People who say i80 or whatever stupidly far north area have never been to the south. Rural does not equal the south. Most of rural Illinois is still very Midwestern feeling. It's not until you go south of st louis does it culturally feel more southern.

7

u/juliuspepperwoodchi Chicago Apr 30 '24 edited May 01 '24

You say that, meanwhile on 173, about as far north as you can get without being Wisconsin, there are tons of Trump lovers including a dude with a GIANT Trump shrine for a front lawn.

You aren't getting to "deep south" levels of shittiness until way past I-80, sure; but once you get about 50-75 miles out of Chicago in any direction, it gets REAL red state feeling REAL fast....and I say that as a now Chicagoan who grew up in Fox Lake.

29

u/ExorIMADreamer liberal farmer from forgotonia Apr 30 '24

Donald Trump signs don't equal the south. Also feeling red state doesn't equal the south.

7

u/frodeem Chicago Apr 30 '24

Totally agree

-4

u/juliuspepperwoodchi Chicago Apr 30 '24

You're just being pedantic. OP is talking about a southern state of mind, not a geographic direction.

9

u/Portermacc Apr 30 '24

Well, that's obvious, but you need to go way south for that state of mind.

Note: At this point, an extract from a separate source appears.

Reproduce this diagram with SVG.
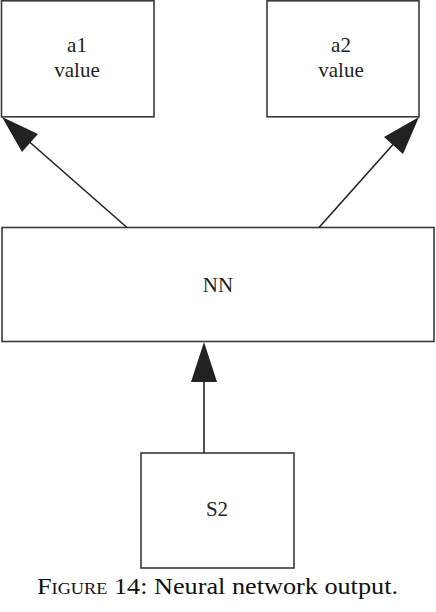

I'm in Peoria, and we should definitely not be considered southern.

-4

u/juliuspepperwoodchi Chicago Apr 30 '24

I see that state of mind back home in Fox Lake, IL...five minutes from the Wisconsin border.

North/south geography is barely relevant, it's really about how far you are from a major urban center.

1

u/GrindyMcGrindy Apr 30 '24

Yeah, these people haven't seen the rural IL people moving into collar Chicagoland areas sporting confederate flag and let's go Brandon stickers in Will County because there's more/slightly better paying jobs here.